I had no idea what was about to transpire and that it would become one of those “I remember exactly where I was when that happened” moments.

I called my wife and she was very upset because her mother, at that time not yet retired from the USAF, was working on base in southern Illinois. Nobody knew what could be an upcoming potential target. I tried to reassure her that her mother was most likely very safe, that it looked like they were targeting civilians to make the greatest impact, and that her mother worked in a vault on base anyway.

After the phone call, I stayed off the line. I sat down and glued myself to CNN coverage of the goings-on. It wasn't but a few minutes before another hijacked plane struck the Pentagon. “Oh my God,” I thought, “How many are there??” and, “They are targeting military sites too.” And then I heard about the other hijacked plane, Flight 93, that passengers were able to get calls out from. All flights over the U.S. were soon grounded.

At around 9:00 am the South Tower of the World Trade Center fell, and the world and I watched in stunned, saddened silence. It was surreal, and it was the first time I ever recall being brought to tears by television news coverage. The impact of all those deaths we couldn't prevent was something that shook me to the core.

Not ten minutes later, the civilian heroes of flight 93 sacrificed their lives to prevent another tactical terrorist attack with their own plane. Rather than striking the White House or Pentagon, that plane was crashed in a field in rural Pennsylvania, killing everyone on board and no one not on board. Who knows how many lives were saved by the heroic actions of those passengers…

Some 20 minutes later the North Tower collapsed. The reality and gravity of the situation once again proved too much and I broke down in tears for the innocent lives lost. I couldn't believe what I was seeing.

Before the collapse, I remember seeing live coverage of people leaping from the upper floors of the towers, opting for that death over the agony of burning alive.
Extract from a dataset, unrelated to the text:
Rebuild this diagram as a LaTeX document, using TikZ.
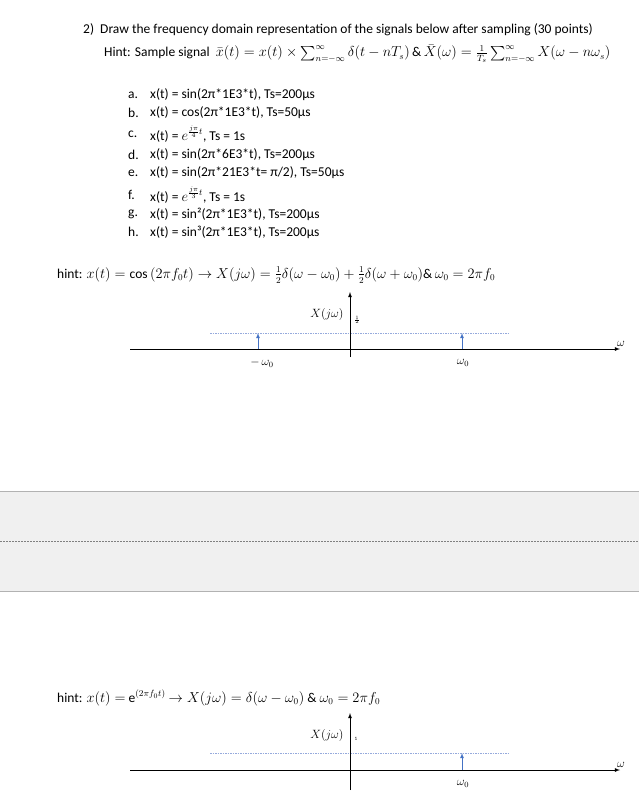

I remember the post-collapse images of ash, blood and soot-caked civilians and emergency personnel trying to do what they could to survive and help others survive. The airwaves were overrun with replays of the towers collapsing every time a new tape came in with a new angle. People scrambled for their lives like Tokyoites fleeing from a gargantuan, destructive fire-lizard as the clouds of ash and debris overtook them. I remember the helplessness and impotence the whole nation felt as we watched those events on live television. I remember newscasters losing it and getting emotional on the air. It was heart wrenching.

We watched as those building remains burned and smoldered all through the day and into the evening. We watched as bodies were pulled out from that rubble. Mostly bodies. Very few survivors. It was a day of sickening unity across the nation.

It was one true day of infamy and sorrow, the first one of its kind my generation had seen. This was our Pearl Harbor. This was our JFK assassination. This was our Jonestown. And we will never forget.